_Problem to work on_: Copy the first line of the entries below and every line after it through the line containing "import plotly.graph_objects as go". Do not include pictures.

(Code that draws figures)
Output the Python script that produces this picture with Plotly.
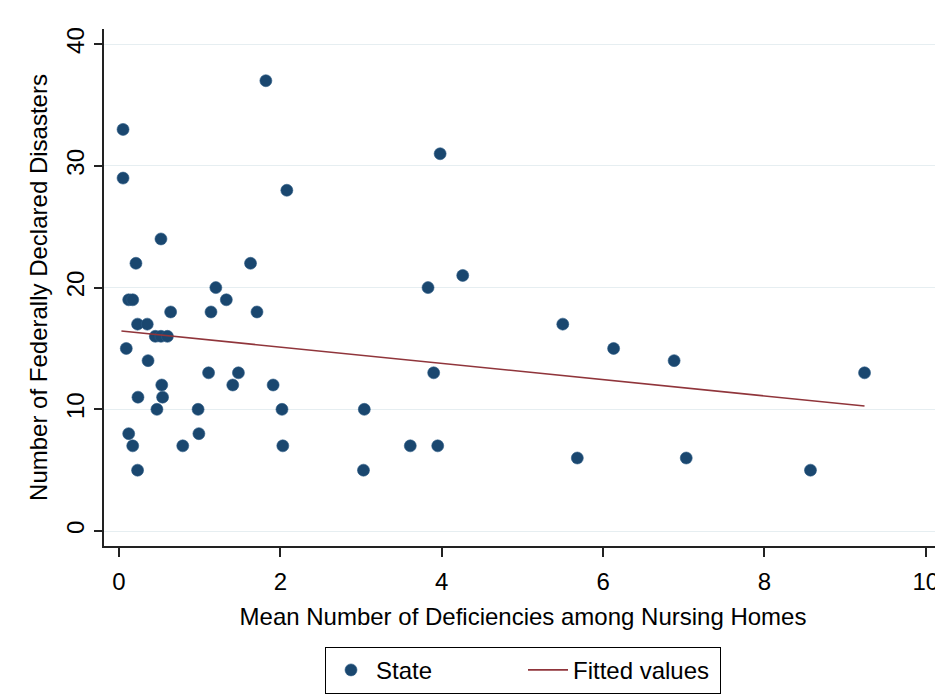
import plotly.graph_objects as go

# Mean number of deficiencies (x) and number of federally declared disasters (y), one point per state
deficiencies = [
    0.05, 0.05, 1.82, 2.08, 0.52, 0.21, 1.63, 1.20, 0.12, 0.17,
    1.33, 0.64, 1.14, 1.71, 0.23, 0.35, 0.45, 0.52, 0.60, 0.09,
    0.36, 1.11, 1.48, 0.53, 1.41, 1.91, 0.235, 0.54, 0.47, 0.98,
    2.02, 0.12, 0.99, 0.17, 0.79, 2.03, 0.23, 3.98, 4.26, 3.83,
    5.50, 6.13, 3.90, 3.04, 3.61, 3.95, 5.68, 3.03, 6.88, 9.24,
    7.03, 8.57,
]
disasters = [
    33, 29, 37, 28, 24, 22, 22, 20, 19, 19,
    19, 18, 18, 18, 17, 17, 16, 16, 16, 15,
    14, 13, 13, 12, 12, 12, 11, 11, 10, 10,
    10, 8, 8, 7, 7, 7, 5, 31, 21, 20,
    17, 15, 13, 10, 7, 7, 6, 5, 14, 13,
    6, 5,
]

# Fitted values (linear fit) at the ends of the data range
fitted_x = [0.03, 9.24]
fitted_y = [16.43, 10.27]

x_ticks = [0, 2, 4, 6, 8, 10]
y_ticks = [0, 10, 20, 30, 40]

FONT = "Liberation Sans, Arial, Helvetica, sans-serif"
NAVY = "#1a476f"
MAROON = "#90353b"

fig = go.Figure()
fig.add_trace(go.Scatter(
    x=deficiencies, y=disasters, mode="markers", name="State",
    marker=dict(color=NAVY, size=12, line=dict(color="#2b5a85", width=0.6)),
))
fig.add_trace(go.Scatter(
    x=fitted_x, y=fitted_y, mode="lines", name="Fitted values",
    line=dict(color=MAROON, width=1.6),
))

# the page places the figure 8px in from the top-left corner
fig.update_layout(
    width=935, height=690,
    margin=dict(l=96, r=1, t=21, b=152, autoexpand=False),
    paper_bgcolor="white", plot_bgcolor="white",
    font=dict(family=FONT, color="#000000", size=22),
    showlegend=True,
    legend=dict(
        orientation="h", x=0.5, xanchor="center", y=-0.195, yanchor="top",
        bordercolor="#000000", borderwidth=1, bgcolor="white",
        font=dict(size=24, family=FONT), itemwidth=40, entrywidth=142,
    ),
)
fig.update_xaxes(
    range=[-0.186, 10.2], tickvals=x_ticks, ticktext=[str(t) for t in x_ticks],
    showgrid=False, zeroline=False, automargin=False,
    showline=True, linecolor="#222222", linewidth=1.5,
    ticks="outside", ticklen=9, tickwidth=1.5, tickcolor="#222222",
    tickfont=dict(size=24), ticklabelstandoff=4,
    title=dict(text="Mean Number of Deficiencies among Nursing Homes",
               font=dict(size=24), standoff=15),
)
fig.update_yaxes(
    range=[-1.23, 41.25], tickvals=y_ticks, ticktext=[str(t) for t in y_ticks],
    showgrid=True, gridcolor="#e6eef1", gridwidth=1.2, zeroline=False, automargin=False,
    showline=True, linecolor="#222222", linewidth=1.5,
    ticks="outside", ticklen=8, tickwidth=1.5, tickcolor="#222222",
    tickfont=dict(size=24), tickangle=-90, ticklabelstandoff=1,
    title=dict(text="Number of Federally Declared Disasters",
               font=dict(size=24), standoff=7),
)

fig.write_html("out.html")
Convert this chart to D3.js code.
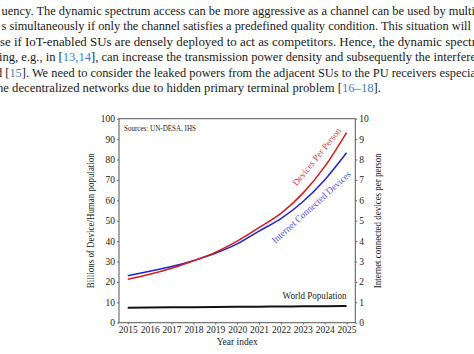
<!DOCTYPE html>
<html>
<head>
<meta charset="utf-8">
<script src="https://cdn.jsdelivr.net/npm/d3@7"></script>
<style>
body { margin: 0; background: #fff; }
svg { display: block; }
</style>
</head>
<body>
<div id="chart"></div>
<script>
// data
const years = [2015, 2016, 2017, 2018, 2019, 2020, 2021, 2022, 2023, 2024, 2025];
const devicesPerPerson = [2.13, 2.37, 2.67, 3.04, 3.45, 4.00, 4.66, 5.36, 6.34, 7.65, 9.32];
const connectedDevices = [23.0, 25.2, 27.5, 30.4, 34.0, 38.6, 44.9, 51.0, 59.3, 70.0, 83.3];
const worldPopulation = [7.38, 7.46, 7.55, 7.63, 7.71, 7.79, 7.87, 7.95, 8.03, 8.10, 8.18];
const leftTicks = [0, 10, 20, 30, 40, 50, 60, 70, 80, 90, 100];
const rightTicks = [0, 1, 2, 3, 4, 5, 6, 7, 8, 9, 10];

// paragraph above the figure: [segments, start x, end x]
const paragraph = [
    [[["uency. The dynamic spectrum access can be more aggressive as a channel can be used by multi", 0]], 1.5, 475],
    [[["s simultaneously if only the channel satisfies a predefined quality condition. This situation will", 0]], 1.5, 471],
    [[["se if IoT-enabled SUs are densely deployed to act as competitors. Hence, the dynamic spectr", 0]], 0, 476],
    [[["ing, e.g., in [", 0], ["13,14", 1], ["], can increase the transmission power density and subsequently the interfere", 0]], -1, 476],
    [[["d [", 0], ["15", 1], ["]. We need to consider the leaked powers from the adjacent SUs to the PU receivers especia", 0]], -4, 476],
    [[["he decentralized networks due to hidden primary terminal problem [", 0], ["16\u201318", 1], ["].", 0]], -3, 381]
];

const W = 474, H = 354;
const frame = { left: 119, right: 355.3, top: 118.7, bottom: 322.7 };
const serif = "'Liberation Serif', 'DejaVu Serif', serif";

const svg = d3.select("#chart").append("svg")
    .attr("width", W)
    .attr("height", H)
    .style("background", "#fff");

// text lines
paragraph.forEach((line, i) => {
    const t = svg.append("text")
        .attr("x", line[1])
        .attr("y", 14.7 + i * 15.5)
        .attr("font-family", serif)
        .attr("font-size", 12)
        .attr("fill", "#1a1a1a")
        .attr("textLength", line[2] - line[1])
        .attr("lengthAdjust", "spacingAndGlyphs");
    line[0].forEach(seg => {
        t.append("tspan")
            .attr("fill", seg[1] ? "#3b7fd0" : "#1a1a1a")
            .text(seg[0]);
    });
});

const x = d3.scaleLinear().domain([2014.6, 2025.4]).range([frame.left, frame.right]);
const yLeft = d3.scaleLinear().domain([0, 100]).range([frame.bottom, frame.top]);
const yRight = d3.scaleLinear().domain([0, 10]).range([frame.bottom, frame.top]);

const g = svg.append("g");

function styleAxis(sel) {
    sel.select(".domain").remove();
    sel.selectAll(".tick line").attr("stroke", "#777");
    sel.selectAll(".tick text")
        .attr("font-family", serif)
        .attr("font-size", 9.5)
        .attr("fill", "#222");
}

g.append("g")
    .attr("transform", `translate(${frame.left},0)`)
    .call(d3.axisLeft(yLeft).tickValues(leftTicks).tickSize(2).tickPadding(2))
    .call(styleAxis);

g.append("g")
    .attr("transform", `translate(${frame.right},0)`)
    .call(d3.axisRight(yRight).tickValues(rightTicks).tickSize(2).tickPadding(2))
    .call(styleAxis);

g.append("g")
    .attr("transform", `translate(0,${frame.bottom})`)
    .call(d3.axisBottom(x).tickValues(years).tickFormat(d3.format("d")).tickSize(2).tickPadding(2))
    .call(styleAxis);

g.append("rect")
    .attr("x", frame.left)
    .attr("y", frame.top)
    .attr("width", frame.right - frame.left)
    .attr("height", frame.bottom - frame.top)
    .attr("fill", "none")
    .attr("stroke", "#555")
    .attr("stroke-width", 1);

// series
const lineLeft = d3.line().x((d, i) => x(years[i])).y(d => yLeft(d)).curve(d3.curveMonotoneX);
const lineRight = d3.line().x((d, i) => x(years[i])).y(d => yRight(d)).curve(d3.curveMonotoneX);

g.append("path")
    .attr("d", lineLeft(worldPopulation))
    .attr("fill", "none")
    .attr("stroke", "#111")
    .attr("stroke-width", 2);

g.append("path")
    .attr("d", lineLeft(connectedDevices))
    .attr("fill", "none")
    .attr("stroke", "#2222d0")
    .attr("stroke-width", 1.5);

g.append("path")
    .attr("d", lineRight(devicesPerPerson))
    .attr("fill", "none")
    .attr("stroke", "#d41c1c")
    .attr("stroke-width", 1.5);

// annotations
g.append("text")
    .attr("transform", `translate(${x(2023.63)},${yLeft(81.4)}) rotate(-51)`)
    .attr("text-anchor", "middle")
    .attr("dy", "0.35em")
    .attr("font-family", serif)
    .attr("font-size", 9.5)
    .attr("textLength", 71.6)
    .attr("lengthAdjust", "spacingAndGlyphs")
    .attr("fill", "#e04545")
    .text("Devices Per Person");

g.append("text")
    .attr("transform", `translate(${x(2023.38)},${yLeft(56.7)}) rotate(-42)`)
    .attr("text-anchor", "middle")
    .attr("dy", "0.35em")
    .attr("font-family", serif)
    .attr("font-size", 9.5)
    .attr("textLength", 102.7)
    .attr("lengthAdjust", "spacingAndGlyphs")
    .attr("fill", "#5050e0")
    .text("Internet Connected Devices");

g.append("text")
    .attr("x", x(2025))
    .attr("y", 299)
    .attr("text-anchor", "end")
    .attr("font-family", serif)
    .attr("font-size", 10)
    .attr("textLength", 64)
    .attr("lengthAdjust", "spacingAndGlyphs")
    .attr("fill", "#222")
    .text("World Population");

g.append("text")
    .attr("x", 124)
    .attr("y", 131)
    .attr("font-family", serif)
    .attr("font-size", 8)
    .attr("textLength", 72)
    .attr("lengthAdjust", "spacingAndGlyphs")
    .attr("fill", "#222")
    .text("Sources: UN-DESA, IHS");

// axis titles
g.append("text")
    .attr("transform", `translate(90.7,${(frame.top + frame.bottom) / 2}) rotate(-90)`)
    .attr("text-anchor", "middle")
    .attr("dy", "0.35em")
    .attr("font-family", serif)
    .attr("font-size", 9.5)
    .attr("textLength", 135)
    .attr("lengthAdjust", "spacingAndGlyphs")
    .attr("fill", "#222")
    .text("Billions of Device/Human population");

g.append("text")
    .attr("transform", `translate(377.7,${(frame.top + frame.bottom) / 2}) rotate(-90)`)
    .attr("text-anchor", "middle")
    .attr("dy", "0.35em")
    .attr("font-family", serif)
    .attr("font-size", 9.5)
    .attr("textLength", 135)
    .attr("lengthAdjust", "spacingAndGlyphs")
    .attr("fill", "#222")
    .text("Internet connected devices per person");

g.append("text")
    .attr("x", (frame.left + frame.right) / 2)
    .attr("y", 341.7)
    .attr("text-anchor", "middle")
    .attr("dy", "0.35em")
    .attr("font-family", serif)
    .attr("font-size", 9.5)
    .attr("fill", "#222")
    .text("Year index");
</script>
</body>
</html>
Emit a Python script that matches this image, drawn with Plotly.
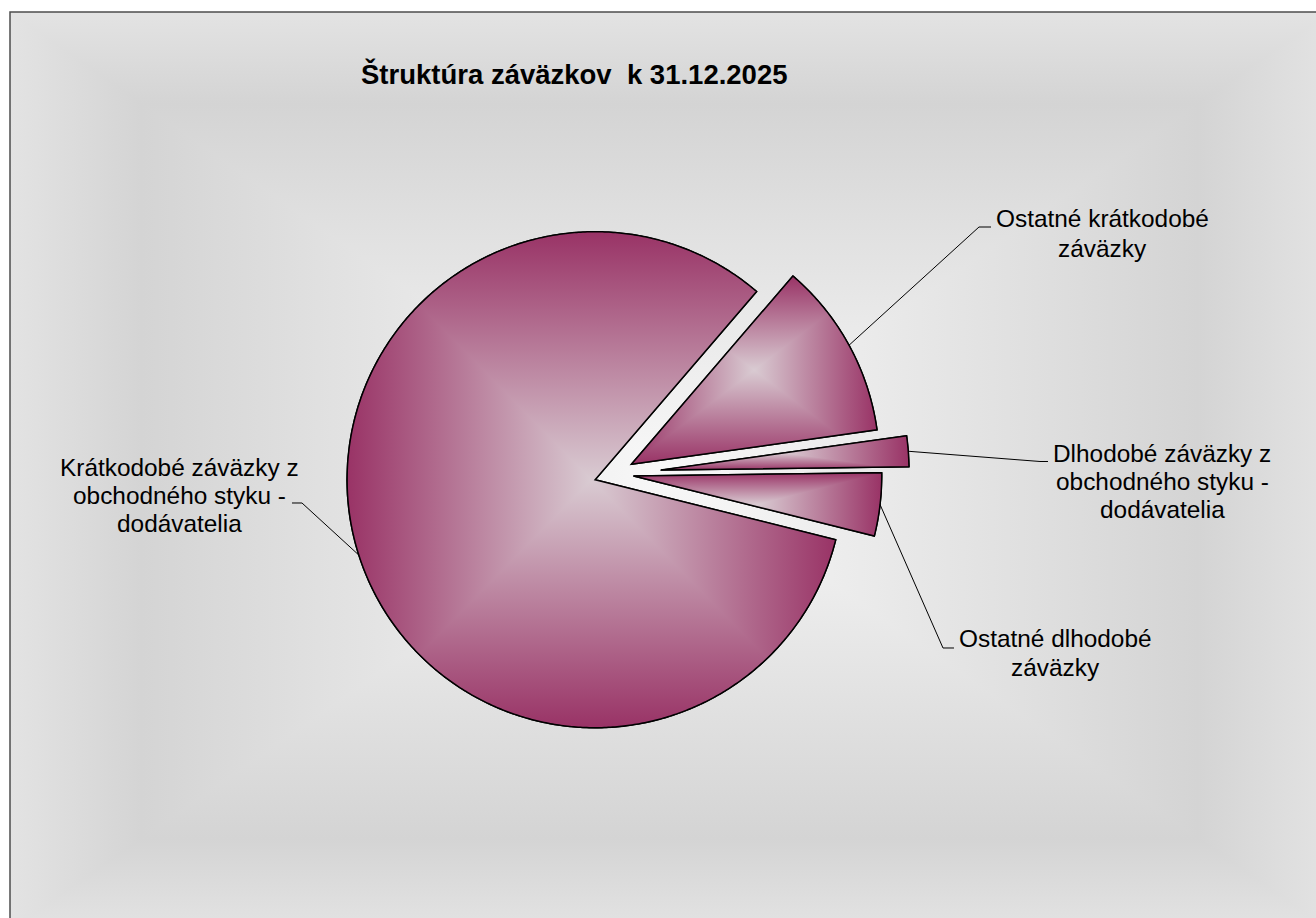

_Response to the exercise_:
Output the Python script that produces this picture with Plotly.
import plotly.graph_objects as go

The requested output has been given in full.